The folks who are left out of this rollicking agenda are those Americans who mostly worry about putting food on the table and sending their kids to a decent school. These voters want a good job and fair wages, they want the potholes fixed, they worry about the pernicious influence of a left-wing culture gone mad, and they fight over who is going to pick up the kids after daycare.
Warren used to worry about these voters when she penned “The Two-Income Trap” a generation ago, but now she has bigger fish to fry. She has to remake the world, destroy our patriarchal capitalist system and, of course, stop climate change dead in its tracks.
Richard Tafel wrote a fascinating article on Quillette, titled “Understanding America’s Cultural and Political Realignment.” In Tafel’s construct, he sees both parties breaking into three distinct groups, the traditional, the modern and the post-modern.
Traditional voters on both parties are culturally conservative.

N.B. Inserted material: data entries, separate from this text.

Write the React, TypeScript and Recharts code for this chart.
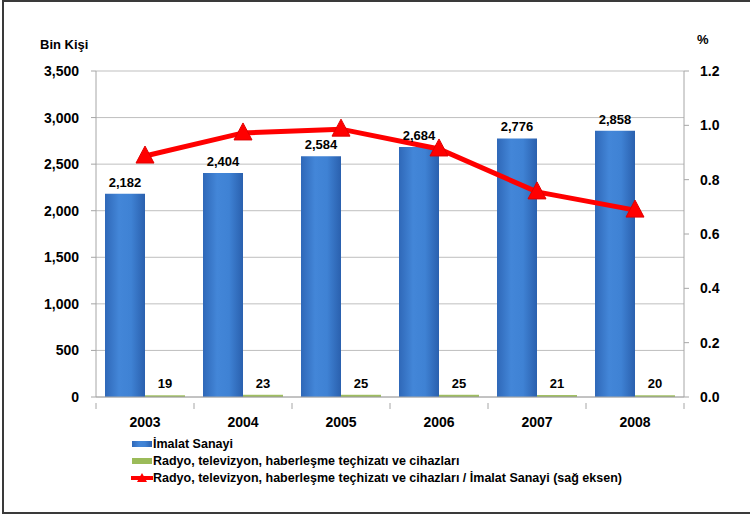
import React from "react";
import {
  ComposedChart,
  Bar,
  Line,
  XAxis,
  YAxis,
  CartesianGrid,
  LabelList,
  Legend,
} from "recharts";

const years = ["2003", "2004", "2005", "2006", "2007", "2008"];
const imalatSanayi = [2182, 2404, 2584, 2684, 2776, 2858];
const radyoTv = [19, 23, 25, 25, 21, 20];
const oran = [0.887, 0.972, 0.986, 0.913, 0.755, 0.688];
const leftTicks = [0, 500, 1000, 1500, 2000, 2500, 3000, 3500];
const rightTicks = [0, 0.2, 0.4, 0.6, 0.8, 1.0, 1.2];
const seriesNames = [
  "İmalat Sanayi",
  "Radyo, televizyon, haberleşme teçhizatı ve cihazları",
  "Radyo, televizyon, haberleşme teçhizatı ve cihazları / İmalat Sanayi (sağ eksen)",
];

const data = years.map((y, i) => ({
  year: y,
  imalat: imalatSanayi[i],
  radyo: radyoTv[i],
  oran: oran[i],
}));

const FONT = "'Liberation Sans', Arial, sans-serif";
const fmt = (v: number) => v.toLocaleString("en-US");

const Triangle = (props: any) => {
  const { cx, cy } = props;
  if (cx == null || cy == null) return null;
  return (
    <polygon
      points={`${cx},${cy - 10} ${cx - 9},${cy + 7} ${cx + 9},${cy + 7}`}
      fill="#FF0000"
      stroke="#E00000"
      strokeWidth={1}
    />
  );
};

const XTick = (props: any) => {
  const { x, y, payload, index, visibleTicksCount } = props;
  const half = 49;
  return (
    <g>
      <line x1={x - half} y1={y - 2} x2={x - half} y2={y + 4} stroke="#A6A6A6" />
      {index === (visibleTicksCount ?? 6) - 1 && (
        <line x1={x + half} y1={y - 2} x2={x + half} y2={y + 4} stroke="#A6A6A6" />
      )}
      <text
        x={x}
        y={y + 22}
        textAnchor="middle"
        fontFamily={FONT}
        fontWeight="bold"
        fontSize={14}
        fill="#000"
      >
        {payload.value}
      </text>
    </g>
  );
};

const LegendContent = () => {
  const row: React.CSSProperties = {
    display: "flex",
    alignItems: "center",
    height: 17,
    fontFamily: FONT,
    fontWeight: "bold",
    fontSize: 12.5,
    color: "#000",
    whiteSpace: "nowrap",
  };
  return (
    <div>
      <div style={row}>
        <svg width={22} height={10}>
          <rect x={1} y={2} width={20} height={6} fill="url(#blueGrad)" />
        </svg>
        <span>{seriesNames[0]}</span>
      </div>
      <div style={row}>
        <svg width={22} height={10}>
          <rect x={1} y={2} width={20} height={6} fill="#9BBB59" />
        </svg>
        <span>{seriesNames[1]}</span>
      </div>
      <div style={row}>
        <svg width={22} height={12}>
          <line x1={0} y1={6} x2={22} y2={6} stroke="#FF0000" strokeWidth={4} />
          <polygon points="11,1 6,10 16,10" fill="#FF0000" />
        </svg>
        <span>{seriesNames[2]}</span>
      </div>
    </div>
  );
};

export default function App() {
  return (
    <div
      style={{
        position: "absolute",
        left: 0,
        top: 0,
        width: 750,
        height: 518,
        overflow: "hidden",
        background: "#fff",
      }}
    >
      <div
        style={{
          position: "absolute",
          left: 2,
          top: 0,
          width: 780,
          height: 514,
          border: "2px solid #3a3a3a",
          boxSizing: "border-box",
        }}
      />
      <div
        style={{
          position: "absolute",
          left: 40,
          top: 37,
          fontFamily: FONT,
          fontWeight: "bold",
          fontSize: 13,
        }}
      >
        Bin Kişi
      </div>
      <div
        style={{
          position: "absolute",
          left: 697,
          top: 32,
          fontFamily: FONT,
          fontWeight: "bold",
          fontSize: 13,
        }}
      >
        %
      </div>
      <div style={{ position: "absolute", left: 0, top: 0 }}>
        <ComposedChart
          width={750}
          height={518}
          data={data}
          margin={{ top: 71, right: 0, bottom: 91, left: 0 }}
          barGap={0}
        >
          <defs>
            <linearGradient id="blueGrad" x1="0" y1="0" x2="1" y2="0">
              <stop offset="0%" stopColor="#2F68B8" />
              <stop offset="35%" stopColor="#4386D8" />
              <stop offset="65%" stopColor="#3F82D4" />
              <stop offset="100%" stopColor="#2A60AE" />
            </linearGradient>
            <linearGradient id="greenGrad" x1="0" y1="0" x2="0" y2="1">
              <stop offset="0%" stopColor="#A9C86A" />
              <stop offset="100%" stopColor="#8AAA4C" />
            </linearGradient>
          </defs>
          <CartesianGrid vertical={false} stroke="#BFBFBF" yAxisId="left" />
          <XAxis
            dataKey="year"
            tickLine={false}
            axisLine={{ stroke: "#A6A6A6" }}
            tick={<XTick />}
            height={30}
            interval={0}
          />
          <YAxis
            yAxisId="left"
            domain={[0, 3500]}
            ticks={leftTicks}
            tickFormatter={fmt}
            width={96}
            tickSize={5}
            tickMargin={12}
            axisLine={{ stroke: "#A6A6A6" }}
            tickLine={{ stroke: "#A6A6A6" }}
            tick={{ fontFamily: FONT, fontWeight: "bold", fontSize: 14, fill: "#000" }}
            interval={0}
          />
          <YAxis
            yAxisId="right"
            orientation="right"
            domain={[0, 1.2]}
            ticks={rightTicks}
            tickFormatter={(v: number) => v.toFixed(1)}
            width={66}
            tickSize={5}
            tickMargin={11}
            axisLine={{ stroke: "#A6A6A6" }}
            tickLine={{ stroke: "#A6A6A6" }}
            tick={{
              fontFamily: FONT,
              fontWeight: "bold",
              fontSize: 14,
              fill: "#000",
              textAnchor: "start",
            }}
            interval={0}
          />
          <Bar
            yAxisId="left"
            dataKey="imalat"
            name={seriesNames[0]}
            fill="url(#blueGrad)"
            barSize={40}
            isAnimationActive={false}
          >
            <LabelList
              dataKey="imalat"
              position="top"
              offset={7}
              formatter={(v: any) => fmt(Number(v))}
              style={{ fontFamily: FONT, fontWeight: "bold", fontSize: 13, fill: "#000" }}
            />
          </Bar>
          <Bar
            yAxisId="left"
            dataKey="radyo"
            name={seriesNames[1]}
            fill="url(#greenGrad)"
            barSize={40}
            isAnimationActive={false}
          >
            <LabelList
              dataKey="radyo"
              position="top"
              offset={7}
              style={{ fontFamily: FONT, fontWeight: "bold", fontSize: 13, fill: "#000" }}
            />
          </Bar>
          <Line
            yAxisId="right"
            dataKey="oran"
            name={seriesNames[2]}
            stroke="#FF0000"
            strokeWidth={5}
            dot={<Triangle />}
            activeDot={false}
            isAnimationActive={false}
          />
          <Legend
            layout="vertical"
            align="center"
            verticalAlign="middle"
            content={<LegendContent />}
            wrapperStyle={{ position: "absolute", left: 131, top: 435, width: 600 }}
          />
        </ComposedChart>
      </div>
    </div>
  );
}
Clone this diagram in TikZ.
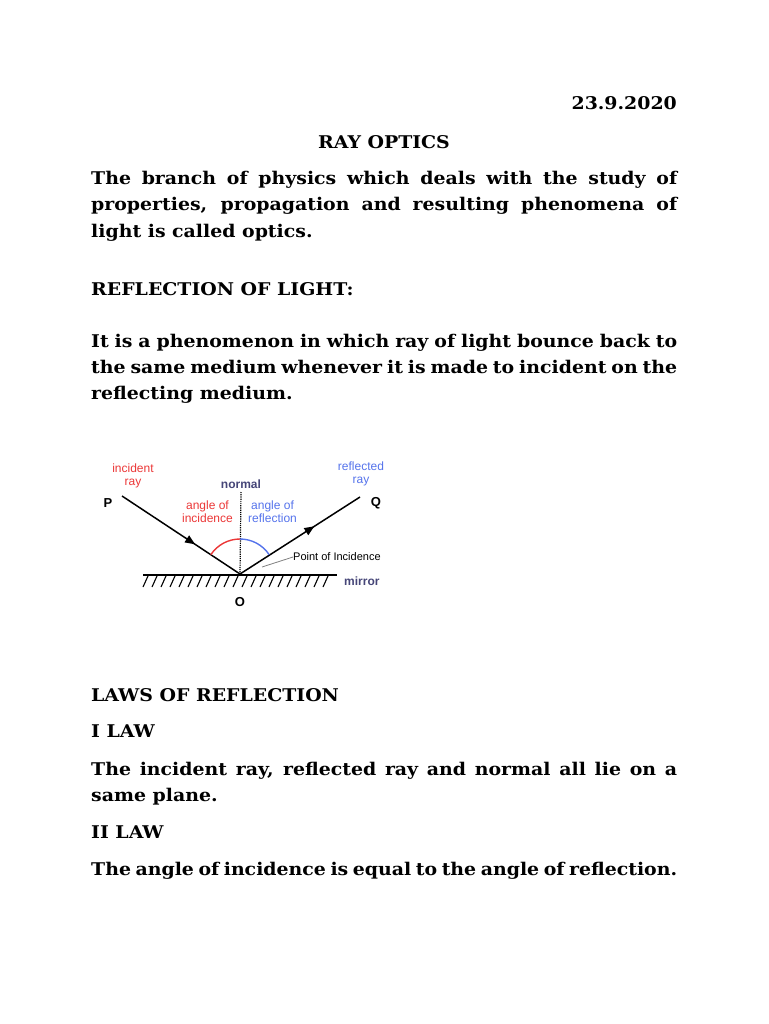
\documentclass[tikz,border=0pt]{standalone}
\usepackage{fontspec}
\setmainfont{DejaVu Serif}[FakeStretch=1.08]
\newfontfamily\dsans{Liberation Sans}
\usetikzlibrary{arrows.meta,decorations.markings}
\definecolor{rred}{RGB}{235,55,55}
\definecolor{bblue}{RGB}{85,115,235}
\definecolor{slate}{RGB}{70,70,120}
\tikzset{
 ln/.style={anchor=base west,inner sep=0pt,font=\fontsize{17.5}{26}\selectfont\bfseries},
 lab/.style={inner sep=0pt,font=\dsans\fontsize{12}{13}\selectfont,align=center},
 ray/.style={line width=1.5pt,postaction={decorate},decoration={markings,mark=at position 0.62 with {\arrow{Triangle[length=10pt,width=8pt]}}}}
}
\newcommand\jl[1]{\hbox to 586pt{#1}}
\begin{document}
\begin{tikzpicture}[x=1pt,y=-1pt]
\useasboundingbox (0,0) rectangle (768,1024);
\node[ln,anchor=base east] (date) at (677,110) {23.9.2020};
\node[ln,anchor=base] (title) at (384,149) {RAY OPTICS};
\node[ln] (p1a) at (91,185) {\jl{The branch of physics which deals with the study of}};
\node[ln] (p1b) at (91,211) {\jl{properties, propagation and resulting phenomena of}};
\node[ln] (p1c) at (91,237) {light is called optics.};
\node[ln] (h1) at (91,295) {REFLECTION OF LIGHT:};
\node[ln] (p2a) at (91,347) {\jl{It is a phenomenon in which ray of light bounce back to}};
\node[ln] (p2b) at (91,373) {\jl{the same medium whenever it is made to incident on the}};
\node[ln] (p2c) at (91,399) {reflecting medium.};
\node[ln] (h2) at (91,701) {LAWS OF REFLECTION};
\node[ln] (h3) at (91,737) {I LAW};
\node[ln] (p3a) at (91,775) {\jl{The incident ray, reflected ray and normal all lie on a}};
\node[ln] (p3b) at (91,801) {same plane.};
\node[ln] (h4) at (91,838) {II LAW};
\node[ln] (p4a) at (91,875) {\jl{The angle of incidence is equal to the angle of reflection.}};
% diagram
\coordinate (O) at (240,574);
\coordinate (P) at (122,496);
\coordinate (Q) at (360,497);
\coordinate (N) at (241,492);
\coordinate (ML) at (143,575);
\coordinate (MR) at (337,575);
\draw[line width=1.8pt] (ML) -- (MR);
\foreach \x in {148,157,...,334} \draw[line width=1.1pt] (\x,576) -- (\x-5,587);
\draw[densely dotted,line width=1.2pt] (N) -- (O);
\draw[ray] (P) -- (O);
\draw[ray] (O) -- (Q);
\draw[rred,line width=1.4pt] ([shift={(-146.5:35)}]O) arc[start angle=-146.5,end angle=-90,radius=35];
\draw[bblue,line width=1.4pt] ([shift={(-90:35)}]O) arc[start angle=-90,end angle=-33.5,radius=35];
\node[lab,text=rred] (inc) at (133,476) {incident\\ray};
\node[lab,text=bblue] (ref) at (361,474) {reflected\\ray};
\node[lab,text=slate,font=\dsans\bfseries\fontsize{12}{13}\selectfont] (nor) at (241,484) {normal};
\node[lab,font=\dsans\bfseries\fontsize{13}{13}\selectfont] (Pl) at (108,503) {P};
\node[lab,font=\dsans\bfseries\fontsize{13}{13}\selectfont] (Ql) at (376,503) {Q};
\node[lab,text=rred,anchor=east,align=center] (aoi) at (233,512) {angle of\\incidence};
\node[lab,text=bblue,anchor=west,align=center] (aor) at (248,512) {angle of\\reflection};
\node[lab,anchor=west,font=\dsans\fontsize{11}{12}\selectfont] (poi) at (293,557) {Point of Incidence};
\draw[gray,line width=0.8pt] (poi.west) -- (262,567);
\node[lab,anchor=west,text=slate,font=\dsans\bfseries\fontsize{12}{13}\selectfont] (mir) at (344,581) {mirror};
\node[lab,font=\dsans\bfseries\fontsize{13}{13}\selectfont] (Ol) at (240,602) {O};
\end{tikzpicture}
\end{document}
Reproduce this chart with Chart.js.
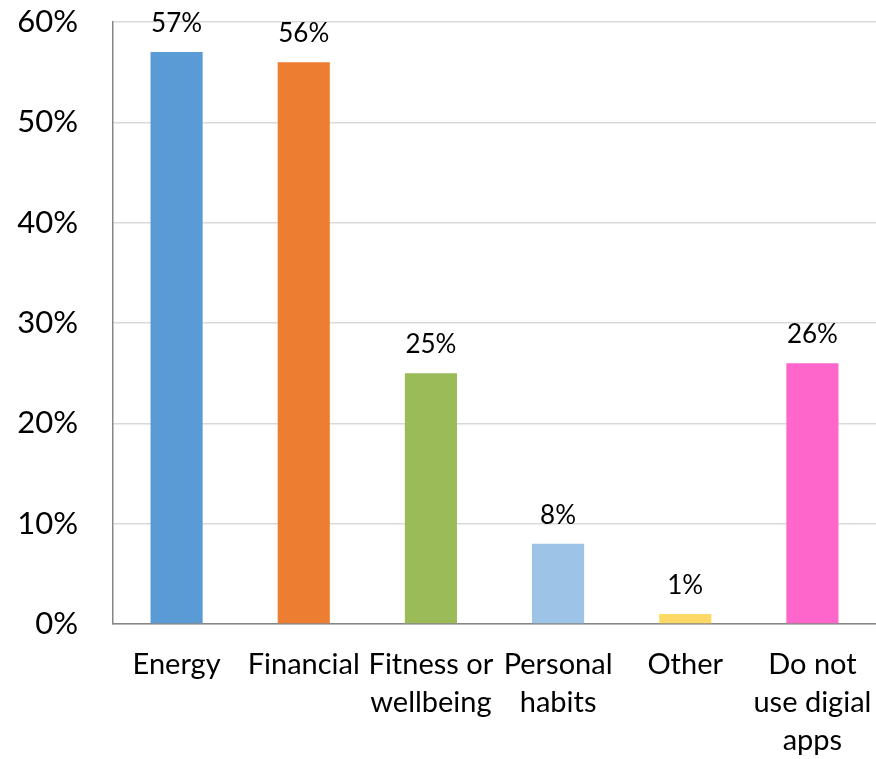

Modern voters in both parties are what you think they should be: Modern Republicans are pro-market capitalists while modern Democrats are left-leaning liberals. Post-modern Democrats and post-modern Republicans share one important trait. They want to blow up the political establishments.
In this construct, you can see that both the Trumpers and the woke Warren supporters are post-modernist. The big difference, though, comes in scale.
The Trumpers want to blow up the Republican Party. The woke Democrats want to blow up American white patriarchal capitalist society.
President Trump is not a traditional politician, but he is seen by his supporters as a defender of traditional values. And I think that gives him the edge if next year’s presidential campaign as a battle of the woke vs. the workers.
Economic security is traditionally the top concern of the vast majority of voters. Ironically, as The New York Times pointed out last week, those voters who live in states that have the best economies are the least likely to be supportive of the president.
In other words, if you are most worried about the economy, you are more likely to be supportive of the president. If you have no worries about the economy, you are most likely going to be focused on other things, like the president’s tweets.
Over the weekend, the president had a huge campaign rally with Narendra Modi, the prime minister of India, and the leader of the traditional Hindu nationalist party. Attending the rally were thousands of wealthy Indian-Americans, many of them successful small businessmen and entrepreneurs.
You would expect that these voters would be part of the Warren’s “woke” coalition because they are people of color and because they are recent immigrants.
But my suspicion is that many of these voters, like many Hispanics and African Americans, will end up rejecting Warren and end up supporting Trump for reelection.
These voters have come to America because they want to live the American dream. They didn’t come here to live in some “woke” socialist dystopia that seeks to destroy traditional values in pursuit of a post-modernist utopia dreamed up by a gang of Harvard college professors.